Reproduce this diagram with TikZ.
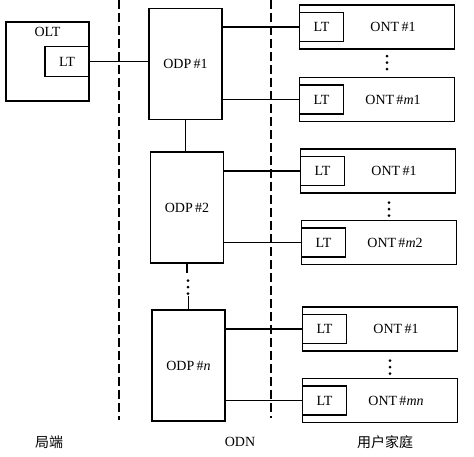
\documentclass[tikz,border=0pt]{standalone}
\usepackage{fontspec}
\setmainfont{Liberation Serif}
\newfontfamily\cjk{Noto Sans CJK SC}
\usetikzlibrary{positioning,calc}

\begin{document}
\begin{tikzpicture}[
  x=1pt, y=-1pt,
  font=\fontsize{14}{16}\selectfont,
  box/.style={draw, line width=1.4pt, inner sep=0pt},
  odpbox/.style={box, minimum width=73pt, minimum height=111pt},
  ontbox/.style={box, minimum width=155pt, minimum height=44pt},
  ltbox/.style={box, minimum width=44pt, minimum height=29pt},
  link/.style={line width=1.1pt},
  zone/.style={line width=1.1pt, dash pattern=on 9pt off 4pt},
  zonelbl/.style={font=\cjk\fontsize{14}{16}\selectfont}
]
\useasboundingbox (0,0) rectangle (474,456);

\node[box, minimum width=83pt, minimum height=79pt,
      label={[anchor=north, yshift=-2pt]north:OLT}] (olt) at (47.5,61.5) {};
\node[ltbox, minimum height=30pt, anchor=east] (lt0) at (olt.east) {LT};

\node[odpbox] (odp1) at (185.5,64) {ODP\,\#1};
\node[odpbox] (odp2) at (187,207.5) {ODP\,\#2};
\node[odpbox] (odpn) at (188.5,365.5) {ODP\,\#\textit{n}};

\node[ontbox, label={[xshift=16pt]center:ONT\,\#1}] (ont1a) at (377,27) {};
\node[ontbox, label={[xshift=16pt]center:ONT\,\#\textit{m}1}] (ont1b) at (377,99.5) {};
\node[ontbox, label={[xshift=16pt]center:ONT\,\#1}] (ont2a) at (378,171) {};
\node[ontbox, label={[xshift=16pt]center:ONT\,\#\textit{m}2}] (ont2b) at (379,242.5) {};
\node[ontbox, label={[xshift=16pt]center:ONT\,\#1}] (ont3a) at (380,329) {};
\node[ontbox, label={[xshift=16pt]center:ONT\,\#\textit{mn}}] (ont3b) at (380,400.5) {};
\node[ltbox, anchor=west] (lt1a) at (ont1a.west) {LT};
\node[ltbox, anchor=west] (lt1b) at (ont1b.west) {LT};
\node[ltbox, anchor=west] (lt2a) at (ont2a.west) {LT};
\node[ltbox, anchor=west] (lt2b) at (ont2b.west) {LT};
\node[ltbox, anchor=west] (lt3a) at (ont3a.west) {LT};
\node[ltbox, anchor=west] (lt3b) at (ont3b.west) {LT};

\coordinate (zone1top) at (119,0);
\coordinate (zone1bot) at (119,420);
\coordinate (zone2top) at (271,0);
\coordinate (zone2bot) at (271,418);
\draw[zone] (zone1top) -- (zone1bot);
\draw[zone] (zone2top) -- (zone2bot);

\draw[link] (lt0.east) -- (odp1.west |- lt0.east);
\draw[link] (odp1.south) -- (odp1.south |- odp2.north);
\coordinate (gapa) at ($(odp2.south)+(0,9)$);
\coordinate (gapb) at ($(odpn.north)+(0,-13)$);
\draw[link] (odp2.south) -- (gapa);
\draw[link] (gapb) -- (odpn.north);
\draw[link] (odp1.east |- lt1a.west) -- (lt1a.west);
\draw[link] (odp1.east |- lt1b.west) -- (lt1b.west);
\draw[link] (odp2.east |- lt2a.west) -- (lt2a.west);
\draw[link] (odp2.east |- lt2b.west) -- (lt2b.west);
\draw[link] (odpn.east |- lt3a.west) -- (lt3a.west);
\draw[link] (odpn.east |- lt3b.west) -- (lt3b.west);

\foreach \x/\y in {387/62.5, 389/209, 390/367, 188/287}
  \foreach \d in {-6.5,0,6.5}
    \fill (\x,\y+\d) circle (1.5pt);

\node[zonelbl] (lblco) at (49,442) {局端};
\node (lblodn) at (240,442) {ODN};
\node[zonelbl] (lblhome) at (385,442) {用户家庭};
\end{tikzpicture}
\end{document}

--------

Challenge: Quote the material exactly. Pictures stay out.

Problem solution:
Reproduce this diagram with TikZ.
\documentclass[tikz,border=0pt]{standalone}
\usepackage{fontspec}
\setmainfont{Liberation Serif}
\newfontfamily\cjk{Noto Sans CJK SC}
\usetikzlibrary{positioning,calc}

\begin{document}
\begin{tikzpicture}[
  x=1pt, y=-1pt,
  font=\fontsize{14}{16}\selectfont,
  box/.style={draw, line width=1.4pt, inner sep=0pt},
  odpbox/.style={box, minimum width=73pt, minimum height=111pt},
  ontbox/.style={box, minimum width=155pt, minimum height=44pt},
  ltbox/.style={box, minimum width=44pt, minimum height=29pt},
  link/.style={line width=1.1pt},
  zone/.style={line width=1.1pt, dash pattern=on 9pt off 4pt},
  zonelbl/.style={font=\cjk\fontsize{14}{16}\selectfont}
]
\useasboundingbox (0,0) rectangle (474,456);

\node[box, minimum width=83pt, minimum height=79pt,
      label={[anchor=north, yshift=-2pt]north:OLT}] (olt) at (47.5,61.5) {};
\node[ltbox, minimum height=30pt, anchor=east] (lt0) at (olt.east) {LT};

\node[odpbox] (odp1) at (185.5,64) {ODP\,\#1};
\node[odpbox] (odp2) at (187,207.5) {ODP\,\#2};
\node[odpbox] (odpn) at (188.5,365.5) {ODP\,\#\textit{n}};

\node[ontbox, label={[xshift=16pt]center:ONT\,\#1}] (ont1a) at (377,27) {};
\node[ontbox, label={[xshift=16pt]center:ONT\,\#\textit{m}1}] (ont1b) at (377,99.5) {};
\node[ontbox, label={[xshift=16pt]center:ONT\,\#1}] (ont2a) at (378,171) {};
\node[ontbox, label={[xshift=16pt]center:ONT\,\#\textit{m}2}] (ont2b) at (379,242.5) {};
\node[ontbox, label={[xshift=16pt]center:ONT\,\#1}] (ont3a) at (380,329) {};
\node[ontbox, label={[xshift=16pt]center:ONT\,\#\textit{mn}}] (ont3b) at (380,400.5) {};
\node[ltbox, anchor=west] (lt1a) at (ont1a.west) {LT};
\node[ltbox, anchor=west] (lt1b) at (ont1b.west) {LT};
\node[ltbox, anchor=west] (lt2a) at (ont2a.west) {LT};
\node[ltbox, anchor=west] (lt2b) at (ont2b.west) {LT};
\node[ltbox, anchor=west] (lt3a) at (ont3a.west) {LT};
\node[ltbox, anchor=west] (lt3b) at (ont3b.west) {LT};

\coordinate (zone1top) at (119,0);
\coordinate (zone1bot) at (119,420);
\coordinate (zone2top) at (271,0);
\coordinate (zone2bot) at (271,418);
\draw[zone] (zone1top) -- (zone1bot);
\draw[zone] (zone2top) -- (zone2bot);

\draw[link] (lt0.east) -- (odp1.west |- lt0.east);
\draw[link] (odp1.south) -- (odp1.south |- odp2.north);
\coordinate (gapa) at ($(odp2.south)+(0,9)$);
\coordinate (gapb) at ($(odpn.north)+(0,-13)$);
\draw[link] (odp2.south) -- (gapa);
\draw[link] (gapb) -- (odpn.north);
\draw[link] (odp1.east |- lt1a.west) -- (lt1a.west);
\draw[link] (odp1.east |- lt1b.west) -- (lt1b.west);
\draw[link] (odp2.east |- lt2a.west) -- (lt2a.west);
\draw[link] (odp2.east |- lt2b.west) -- (lt2b.west);
\draw[link] (odpn.east |- lt3a.west) -- (lt3a.west);
\draw[link] (odpn.east |- lt3b.west) -- (lt3b.west);

\foreach \x/\y in {387/62.5, 389/209, 390/367, 188/287}
  \foreach \d in {-6.5,0,6.5}
    \fill (\x,\y+\d) circle (1.5pt);

\node[zonelbl] (lblco) at (49,442) {局端};
\node (lblodn) at (240,442) {ODN};
\node[zonelbl] (lblhome) at (385,442) {用户家庭};
\end{tikzpicture}
\end{document}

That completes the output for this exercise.